| Given exercise |
Lines after the one containing "(l1) at (53,120)" are to be omitted; print exactly each line from the start of the records up to and including it.

| Exercise materials |
____

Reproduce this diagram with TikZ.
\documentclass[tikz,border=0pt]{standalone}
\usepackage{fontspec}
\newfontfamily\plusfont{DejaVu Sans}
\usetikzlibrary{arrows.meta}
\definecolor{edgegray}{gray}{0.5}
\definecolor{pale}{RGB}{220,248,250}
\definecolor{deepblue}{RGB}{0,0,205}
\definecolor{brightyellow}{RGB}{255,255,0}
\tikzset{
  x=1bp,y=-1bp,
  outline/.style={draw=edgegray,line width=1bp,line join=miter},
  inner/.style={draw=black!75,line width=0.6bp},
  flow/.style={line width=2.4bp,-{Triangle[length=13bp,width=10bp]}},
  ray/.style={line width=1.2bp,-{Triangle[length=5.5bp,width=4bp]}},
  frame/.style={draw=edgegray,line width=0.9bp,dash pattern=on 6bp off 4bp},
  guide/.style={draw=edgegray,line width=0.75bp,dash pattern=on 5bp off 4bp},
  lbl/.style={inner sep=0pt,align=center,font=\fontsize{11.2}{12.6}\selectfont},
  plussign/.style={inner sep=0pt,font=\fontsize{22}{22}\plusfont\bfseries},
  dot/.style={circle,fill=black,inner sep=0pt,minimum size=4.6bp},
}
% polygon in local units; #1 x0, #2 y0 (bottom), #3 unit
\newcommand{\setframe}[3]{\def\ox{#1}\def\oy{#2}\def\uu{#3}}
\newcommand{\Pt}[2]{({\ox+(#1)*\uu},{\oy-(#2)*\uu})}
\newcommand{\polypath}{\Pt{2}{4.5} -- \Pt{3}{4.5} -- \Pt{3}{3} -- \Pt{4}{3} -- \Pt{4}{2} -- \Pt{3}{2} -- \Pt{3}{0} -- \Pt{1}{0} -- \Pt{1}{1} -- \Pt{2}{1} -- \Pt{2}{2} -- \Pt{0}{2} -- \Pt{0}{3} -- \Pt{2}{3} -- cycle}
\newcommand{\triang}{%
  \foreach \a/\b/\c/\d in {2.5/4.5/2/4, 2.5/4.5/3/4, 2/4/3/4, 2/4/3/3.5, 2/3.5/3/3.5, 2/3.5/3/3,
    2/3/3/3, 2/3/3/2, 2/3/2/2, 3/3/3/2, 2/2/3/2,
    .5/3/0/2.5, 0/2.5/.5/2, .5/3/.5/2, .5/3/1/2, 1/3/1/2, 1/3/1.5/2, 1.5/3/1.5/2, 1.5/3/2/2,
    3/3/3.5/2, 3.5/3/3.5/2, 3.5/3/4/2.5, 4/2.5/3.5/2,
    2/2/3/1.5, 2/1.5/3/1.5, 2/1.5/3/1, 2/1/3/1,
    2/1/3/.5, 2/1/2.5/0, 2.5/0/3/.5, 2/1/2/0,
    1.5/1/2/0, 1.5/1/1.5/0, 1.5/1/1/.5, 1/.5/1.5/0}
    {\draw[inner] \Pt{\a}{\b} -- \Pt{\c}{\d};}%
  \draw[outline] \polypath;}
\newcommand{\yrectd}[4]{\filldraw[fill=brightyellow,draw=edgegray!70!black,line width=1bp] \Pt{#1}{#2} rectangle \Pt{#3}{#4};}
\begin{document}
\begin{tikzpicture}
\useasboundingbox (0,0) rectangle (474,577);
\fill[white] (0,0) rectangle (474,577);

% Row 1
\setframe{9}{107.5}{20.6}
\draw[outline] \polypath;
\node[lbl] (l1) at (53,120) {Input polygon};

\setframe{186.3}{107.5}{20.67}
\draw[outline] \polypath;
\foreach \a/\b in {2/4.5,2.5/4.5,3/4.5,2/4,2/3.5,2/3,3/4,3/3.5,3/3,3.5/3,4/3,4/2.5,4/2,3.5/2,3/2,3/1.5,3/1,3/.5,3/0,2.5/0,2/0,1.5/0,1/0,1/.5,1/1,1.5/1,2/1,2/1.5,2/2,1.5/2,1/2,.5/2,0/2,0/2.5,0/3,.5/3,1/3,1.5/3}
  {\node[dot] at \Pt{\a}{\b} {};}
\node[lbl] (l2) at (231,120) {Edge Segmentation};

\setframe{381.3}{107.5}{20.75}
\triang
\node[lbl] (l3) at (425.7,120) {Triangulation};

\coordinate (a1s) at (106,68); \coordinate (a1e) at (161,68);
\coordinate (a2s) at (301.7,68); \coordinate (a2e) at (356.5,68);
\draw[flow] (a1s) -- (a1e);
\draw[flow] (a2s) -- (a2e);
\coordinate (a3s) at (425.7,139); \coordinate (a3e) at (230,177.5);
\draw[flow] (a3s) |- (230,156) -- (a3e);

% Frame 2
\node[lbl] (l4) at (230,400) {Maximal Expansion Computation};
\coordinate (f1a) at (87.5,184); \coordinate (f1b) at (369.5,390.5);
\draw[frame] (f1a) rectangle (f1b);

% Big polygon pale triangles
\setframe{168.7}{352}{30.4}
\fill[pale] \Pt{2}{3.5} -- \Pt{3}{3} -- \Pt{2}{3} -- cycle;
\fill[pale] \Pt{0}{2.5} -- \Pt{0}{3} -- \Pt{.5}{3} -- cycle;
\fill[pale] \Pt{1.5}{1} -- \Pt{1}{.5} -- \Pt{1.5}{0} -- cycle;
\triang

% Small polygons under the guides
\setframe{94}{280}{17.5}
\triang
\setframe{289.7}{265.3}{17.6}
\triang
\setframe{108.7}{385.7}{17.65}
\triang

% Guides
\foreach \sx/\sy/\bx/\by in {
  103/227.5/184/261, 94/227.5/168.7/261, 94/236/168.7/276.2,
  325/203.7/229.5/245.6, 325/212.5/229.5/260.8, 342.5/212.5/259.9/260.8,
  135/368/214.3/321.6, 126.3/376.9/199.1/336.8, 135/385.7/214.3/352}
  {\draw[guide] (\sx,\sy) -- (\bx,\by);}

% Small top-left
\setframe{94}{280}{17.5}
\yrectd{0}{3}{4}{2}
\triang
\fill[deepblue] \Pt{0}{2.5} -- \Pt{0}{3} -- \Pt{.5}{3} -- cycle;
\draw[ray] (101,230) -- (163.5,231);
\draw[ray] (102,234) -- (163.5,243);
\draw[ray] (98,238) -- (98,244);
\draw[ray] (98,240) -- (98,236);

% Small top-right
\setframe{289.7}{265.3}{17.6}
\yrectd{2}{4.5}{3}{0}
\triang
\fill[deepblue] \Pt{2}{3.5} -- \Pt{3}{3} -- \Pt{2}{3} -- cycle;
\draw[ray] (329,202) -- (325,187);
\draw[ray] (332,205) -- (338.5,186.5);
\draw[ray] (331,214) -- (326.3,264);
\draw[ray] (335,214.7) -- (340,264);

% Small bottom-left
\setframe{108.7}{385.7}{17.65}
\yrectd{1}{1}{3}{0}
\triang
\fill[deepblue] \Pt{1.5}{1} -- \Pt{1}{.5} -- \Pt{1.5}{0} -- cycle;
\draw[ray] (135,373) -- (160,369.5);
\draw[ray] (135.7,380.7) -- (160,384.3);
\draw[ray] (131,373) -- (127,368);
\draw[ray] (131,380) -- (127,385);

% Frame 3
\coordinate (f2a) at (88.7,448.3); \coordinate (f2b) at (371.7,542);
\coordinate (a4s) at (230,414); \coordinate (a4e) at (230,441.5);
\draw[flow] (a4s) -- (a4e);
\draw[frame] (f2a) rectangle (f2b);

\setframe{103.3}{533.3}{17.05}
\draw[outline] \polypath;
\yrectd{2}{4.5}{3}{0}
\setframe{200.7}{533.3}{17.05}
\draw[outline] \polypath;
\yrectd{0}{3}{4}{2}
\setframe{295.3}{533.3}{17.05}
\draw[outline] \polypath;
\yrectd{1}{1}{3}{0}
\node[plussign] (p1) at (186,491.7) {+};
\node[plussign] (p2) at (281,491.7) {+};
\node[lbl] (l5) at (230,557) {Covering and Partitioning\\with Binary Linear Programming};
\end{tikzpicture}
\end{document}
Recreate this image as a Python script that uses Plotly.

____

| Output for this exercise |
Reproduce this diagram with TikZ.
\documentclass[tikz,border=0pt]{standalone}
\usepackage{fontspec}
\newfontfamily\plusfont{DejaVu Sans}
\usetikzlibrary{arrows.meta}
\definecolor{edgegray}{gray}{0.5}
\definecolor{pale}{RGB}{220,248,250}
\definecolor{deepblue}{RGB}{0,0,205}
\definecolor{brightyellow}{RGB}{255,255,0}
\tikzset{
  x=1bp,y=-1bp,
  outline/.style={draw=edgegray,line width=1bp,line join=miter},
  inner/.style={draw=black!75,line width=0.6bp},
  flow/.style={line width=2.4bp,-{Triangle[length=13bp,width=10bp]}},
  ray/.style={line width=1.2bp,-{Triangle[length=5.5bp,width=4bp]}},
  frame/.style={draw=edgegray,line width=0.9bp,dash pattern=on 6bp off 4bp},
  guide/.style={draw=edgegray,line width=0.75bp,dash pattern=on 5bp off 4bp},
  lbl/.style={inner sep=0pt,align=center,font=\fontsize{11.2}{12.6}\selectfont},
  plussign/.style={inner sep=0pt,font=\fontsize{22}{22}\plusfont\bfseries},
  dot/.style={circle,fill=black,inner sep=0pt,minimum size=4.6bp},
}
% polygon in local units; #1 x0, #2 y0 (bottom), #3 unit
\newcommand{\setframe}[3]{\def\ox{#1}\def\oy{#2}\def\uu{#3}}
\newcommand{\Pt}[2]{({\ox+(#1)*\uu},{\oy-(#2)*\uu})}
\newcommand{\polypath}{\Pt{2}{4.5} -- \Pt{3}{4.5} -- \Pt{3}{3} -- \Pt{4}{3} -- \Pt{4}{2} -- \Pt{3}{2} -- \Pt{3}{0} -- \Pt{1}{0} -- \Pt{1}{1} -- \Pt{2}{1} -- \Pt{2}{2} -- \Pt{0}{2} -- \Pt{0}{3} -- \Pt{2}{3} -- cycle}
\newcommand{\triang}{%
  \foreach \a/\b/\c/\d in {2.5/4.5/2/4, 2.5/4.5/3/4, 2/4/3/4, 2/4/3/3.5, 2/3.5/3/3.5, 2/3.5/3/3,
    2/3/3/3, 2/3/3/2, 2/3/2/2, 3/3/3/2, 2/2/3/2,
    .5/3/0/2.5, 0/2.5/.5/2, .5/3/.5/2, .5/3/1/2, 1/3/1/2, 1/3/1.5/2, 1.5/3/1.5/2, 1.5/3/2/2,
    3/3/3.5/2, 3.5/3/3.5/2, 3.5/3/4/2.5, 4/2.5/3.5/2,
    2/2/3/1.5, 2/1.5/3/1.5, 2/1.5/3/1, 2/1/3/1,
    2/1/3/.5, 2/1/2.5/0, 2.5/0/3/.5, 2/1/2/0,
    1.5/1/2/0, 1.5/1/1.5/0, 1.5/1/1/.5, 1/.5/1.5/0}
    {\draw[inner] \Pt{\a}{\b} -- \Pt{\c}{\d};}%
  \draw[outline] \polypath;}
\newcommand{\yrectd}[4]{\filldraw[fill=brightyellow,draw=edgegray!70!black,line width=1bp] \Pt{#1}{#2} rectangle \Pt{#3}{#4};}
\begin{document}
\begin{tikzpicture}
\useasboundingbox (0,0) rectangle (474,577);
\fill[white] (0,0) rectangle (474,577);

% Row 1
\setframe{9}{107.5}{20.6}
\draw[outline] \polypath;
\node[lbl] (l1) at (53,120) {Input polygon};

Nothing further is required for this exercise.